I am new in using Dataiku API. I tried some simple examples such as create dataset, delete dataset and so on. Also I found one of your examples that creates Python recipe and sets inputs and outputs
from dataikuapi import GroupingRecipeCreator builder = GroupingRecipeCreator('test_group', project) builder = builder.with_input("input_dataset_name") builder = builder.with_new_output("output_dataset_name", "hdfs_managed", format_option_id="PARQUET_HIVE") builder = builder.with_group_key("quantity") # the recipe is created with one grouping key recipe= builder.build()
Basically object builder helps to create a recipe. But is there any way to run a recipe? Or is it only possible to run this in Dataiku manually?
The philosophy of running a flow of datasets, recipes and models in Dataiku revolves around the concept of Job and Scenario. In the API, you do not run a Recipe but rather build its output, either using a Job or a Scenario.

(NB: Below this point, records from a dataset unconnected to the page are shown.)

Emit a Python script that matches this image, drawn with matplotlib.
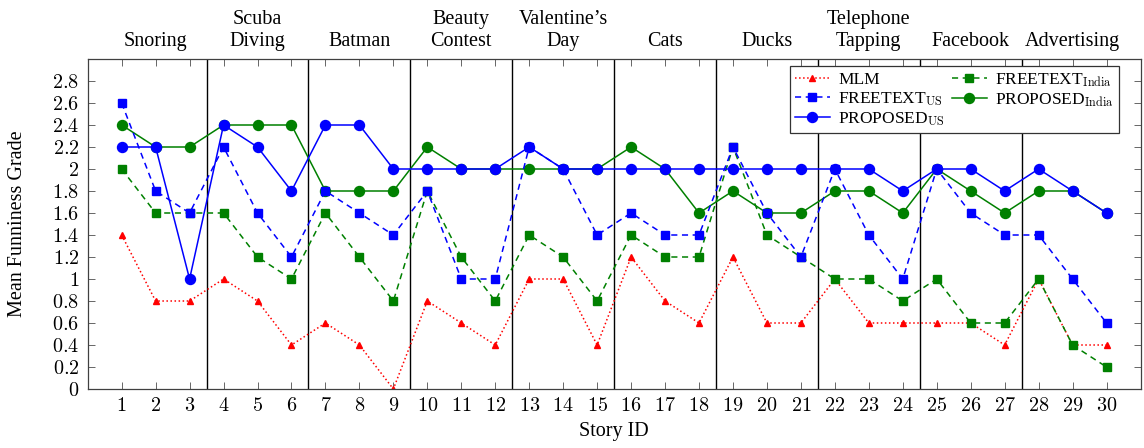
import numpy as np
import matplotlib
matplotlib.use("Agg")
import matplotlib.pyplot as plt
from matplotlib.ticker import FuncFormatter

plt.rcParams["font.family"] = ["Liberation Serif", "DejaVu Serif"]
plt.rcParams["mathtext.fontset"] = "cm"

story_ids = np.arange(1, 31)
stories = ["Snoring", "Scuba\nDiving", "Batman", "Beauty\nContest", "Valentine\u2019s\nDay",
           "Cats", "Ducks", "Telephone\nTapping", "Facebook", "Advertising"]

mlm = [1.4, 0.8, 0.8, 1.0, 0.8, 0.4, 0.6, 0.4, 0.0, 0.8,
       0.6, 0.4, 1.0, 1.0, 0.4, 1.2, 0.8, 0.6, 1.2, 0.6,
       0.6, 1.0, 0.6, 0.6, 0.6, 0.6, 0.4, 1.0, 0.4, 0.4]
freetext_us = [2.6, 1.8, 1.6, 2.2, 1.6, 1.2, 1.8, 1.6, 1.4, 1.8,
               1.0, 1.0, 2.2, 2.0, 1.4, 1.6, 1.4, 1.4, 2.2, 1.6,
               1.2, 2.0, 1.4, 1.0, 2.0, 1.6, 1.4, 1.4, 1.0, 0.6]
proposed_us = [2.2, 2.2, 1.0, 2.4, 2.2, 1.8, 2.4, 2.4, 2.0, 2.0,
               2.0, 2.0, 2.2, 2.0, 2.0, 2.0, 2.0, 2.0, 2.0, 2.0,
               2.0, 2.0, 2.0, 1.8, 2.0, 2.0, 1.8, 2.0, 1.8, 1.6]
freetext_india = [2.0, 1.6, 1.6, 1.6, 1.2, 1.0, 1.6, 1.2, 0.8, 1.8,
                  1.2, 0.8, 1.4, 1.2, 0.8, 1.4, 1.2, 1.2, 2.2, 1.4,
                  1.2, 1.0, 1.0, 0.8, 1.0, 0.6, 0.6, 1.0, 0.4, 0.2]
proposed_india = [2.4, 2.2, 2.2, 2.4, 2.4, 2.4, 1.8, 1.8, 1.8, 2.2,
                  2.0, 2.0, 2.0, 2.0, 2.0, 2.2, 2.0, 1.6, 1.8, 1.6,
                  1.6, 1.8, 1.8, 1.6, 2.0, 1.8, 1.6, 1.8, 1.8, 1.6]

GREEN = (0, 0.5, 0)
BLUE = (0, 0, 1)
RED = (1, 0, 0)

fig = plt.figure(figsize=(11.44, 4.48), dpi=100)
ax = fig.add_axes([87.7 / 1144, 1 - 389 / 448, (1140.5 - 87.7) / 1144, (389 - 59) / 448])

h_mlm, = ax.plot(story_ids, mlm, color=RED, ls=":", lw=1.1, marker="^", ms=4.5,
                 label="MLM", zorder=2)
h_fti, = ax.plot(story_ids, freetext_india, color=GREEN, ls=(0, (4, 3)), lw=1.1, marker="s", ms=6.3,
                 label=r"FREETEXT$_{\mathrm{India}}$", zorder=3)
h_pi, = ax.plot(story_ids, proposed_india, color=GREEN, ls="-", lw=1.1, marker="o", ms=7.2,
                label=r"PROPOSED$_{\mathrm{India}}$", zorder=4)
h_pus, = ax.plot(story_ids, proposed_us, color=BLUE, ls="-", lw=1.1, marker="o", ms=7.2,
                 label=r"PROPOSED$_{\mathrm{US}}$", zorder=5)
h_ftus, = ax.plot(story_ids, freetext_us, color=BLUE, ls=(0, (4, 3)), lw=1.1, marker="s", ms=6.3,
                  label=r"FREETEXT$_{\mathrm{US}}$", zorder=6)

# story separators and names
for k in range(1, len(stories)):
    ax.axvline(3 * k + 0.5, color="black", lw=1.0, zorder=1)
for k, name in enumerate(stories):
    ax.text(3 * k + 2, 1.024, name, transform=ax.get_xaxis_transform(),
            ha="center", va="bottom", fontsize=14.5, linespacing=1.25)

ax.set_xlim(0, 31)
ax.set_ylim(0, 3.0)
ax.set_xticks(story_ids)
ax.set_yticks(np.arange(0, 2.81, 0.2))
fmt = FuncFormatter(lambda v, p: f"${v:g}$")
ax.xaxis.set_major_formatter(fmt)
ax.yaxis.set_major_formatter(fmt)
ax.tick_params(direction="in", length=5, width=0.6, labelsize=14.5,
               top=True, right=True, color="0.3")
ax.tick_params(axis="x", pad=6)
ax.tick_params(axis="y", pad=6)
for s in ax.spines.values():
    s.set_linewidth(0.9)
    s.set_color("0.25")

ax.set_xlabel("Story ID", fontsize=14.5)
ax.set_ylabel("Mean Funniness Grade", fontsize=14.5)
ax.xaxis.set_label_coords(0.5, -0.10)
ax.yaxis.set_label_coords(-0.058, 0.5)

leg = ax.legend(handles=[h_mlm, h_ftus, h_pus, h_fti, h_pi], ncol=2,
                loc="upper right", bbox_to_anchor=(0.980, 0.979), fontsize=12.5,
                frameon=True, fancybox=False, framealpha=1, edgecolor="0.2",
                handlelength=2.0, handletextpad=0.5, columnspacing=0.4,
                labelspacing=0.12, borderpad=0.3, numpoints=1, borderaxespad=0)
leg.get_frame().set_linewidth(0.9)
leg.set_zorder(10)

fig.savefig("out.png", dpi=100)
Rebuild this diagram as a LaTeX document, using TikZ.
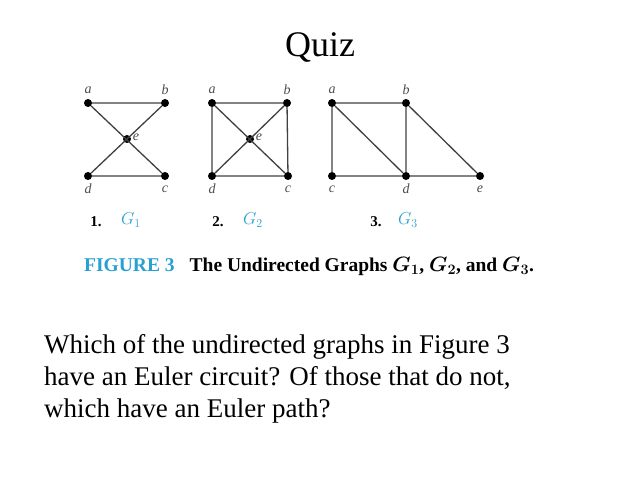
\documentclass[tikz,border=0pt]{standalone}
\usepackage{fontspec}
\setmainfont{Liberation Serif}
\definecolor{figblue}{RGB}{40,160,210}
\newcommand{\captxt}{\textcolor{figblue}{FIGURE 3}\hspace{15pt}The Undirected Graphs $G_1$, $G_2$, and $G_3$.}
\begin{document}
\begin{tikzpicture}[x=1pt,y=-1pt,
  v/.style={circle,fill=black,inner sep=0pt,minimum size=8pt},
  e/.style={draw=black!75,line width=1.3pt},
  lab/.style={font=\fontsize{14}{14}\selectfont\itshape,text=black!70}]
\useasboundingbox (0,0) rectangle (638,478);
\node[font=\fontsize{36}{36}\selectfont] (title) at (320,48) {Quiz};
% G1
\node[v] (a1) at (88,103) {}; \node[v] (b1) at (165,103) {};
\node[v] (e1) at (127,139) {}; \node[v] (d1) at (88,176) {}; \node[v] (c1) at (165,176) {};
\draw[e] (a1)--(b1) (a1)--(c1) (b1)--(d1) (d1)--(c1);
\node[lab] (la1) at (88,90) {a}; \node[lab] (lb1) at (165,90) {b};
\node[lab] (le1) at (136,137) {e}; \node[lab] (ld1) at (88,189) {d}; \node[lab] (lc1) at (165,189) {c};
% G2
\node[v] (a2) at (212,103) {}; \node[v] (b2) at (287,103) {};
\node[v] (e2) at (250,139) {}; \node[v] (d2) at (212,176) {}; \node[v] (c2) at (288,176) {};
\draw[e] (a2)--(b2)--(c2)--(d2)--(a2) (a2)--(c2) (b2)--(d2);
\node[lab] (la2) at (212,90) {a}; \node[lab] (lb2) at (287,90) {b};
\node[lab] (le2) at (259,137) {e}; \node[lab] (ld2) at (212,189) {d}; \node[lab] (lc2) at (288,189) {c};
% G3
\node[v] (a3) at (332,103) {}; \node[v] (b3) at (406,103) {};
\node[v] (c3) at (332,176) {}; \node[v] (d3) at (406,176) {}; \node[v] (e3) at (480,176) {};
\draw[e] (a3)--(b3) (a3)--(c3) (a3)--(d3) (b3)--(d3) (b3)--(e3) (c3)--(d3)--(e3);
\node[lab] (la3) at (332,90) {a}; \node[lab] (lb3) at (406,90) {b};
\node[lab] (lc3) at (332,189) {c}; \node[lab] (ld3) at (406,189) {d}; \node[lab] (le3) at (480,189) {e};
% captions
\node[font=\fontsize{15}{15}\selectfont\bfseries] (n1) at (96,222) {1.};
\node[font=\fontsize{18}{18}\selectfont,text=figblue] (g1) at (131,220) {$G_1$};
\node[font=\fontsize{15}{15}\selectfont\bfseries] (n2) at (218,222) {2.};
\node[font=\fontsize{18}{18}\selectfont,text=figblue] (g2) at (253,220) {$G_2$};
\node[font=\fontsize{15}{15}\selectfont\bfseries] (n3) at (376,222) {3.};
\node[font=\fontsize{18}{18}\selectfont,text=figblue] (g3) at (408,220) {$G_3$};
\node[font=\fontsize{19.5}{19.5}\selectfont\bfseries\mathversion{bold},anchor=west,inner sep=0pt] (cap) at (84,266) {\captxt};
\node[font=\fontsize{27}{32}\selectfont,anchor=north west,align=left,inner sep=0pt] (q) at (44,334) {Which of the undirected graphs in Figure 3\\have an Euler circuit? Of those that do not,\\which have an Euler path?};
\end{tikzpicture}
\end{document}
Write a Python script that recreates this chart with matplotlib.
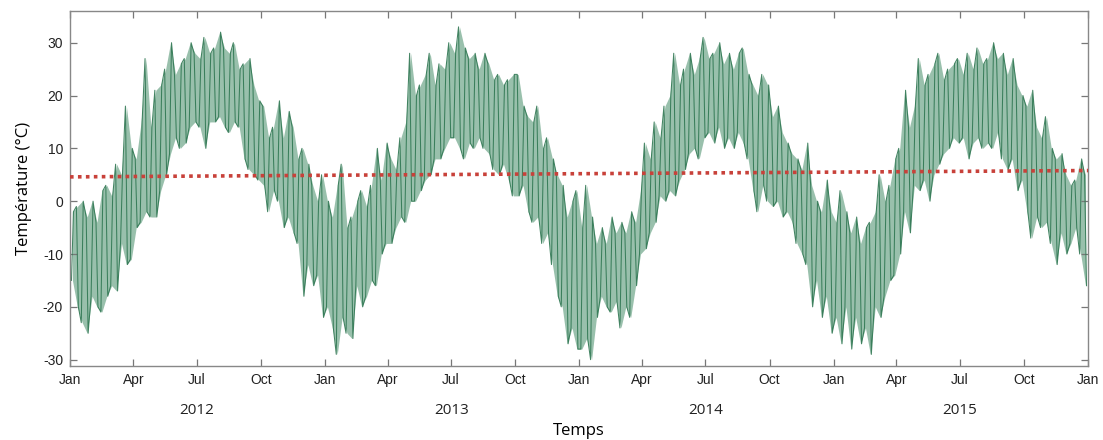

If you plan on using different elements of the API to create a Dataiku project, test it and automate it, I would advise:
1. Creating the datasets, recipes and models using https://doc.dataiku.com/dss/latest/publicapi/client-python/datasets.html, https://doc.dataiku.com/dss/latest/publicapi/client-python/recipes.html and https://doc.dataiku.com/dss/latest/publicapi/client-python/ml.html
2. Build/train some datasets/models by launching Jobs building the outputs(s) of the recipe: https://doc.dataiku.com/dss/latest/publicapi/client-python/jobs.html
3. Create a scenario to automate the update of datasets and models: https://doc.dataiku.com/dss/latest/publicapi/client-python/scenarios.html
In general, it may be faster to use the interface to initialize a "template project", including scenarios. Then copy this template several times with some programmatic changes using the API.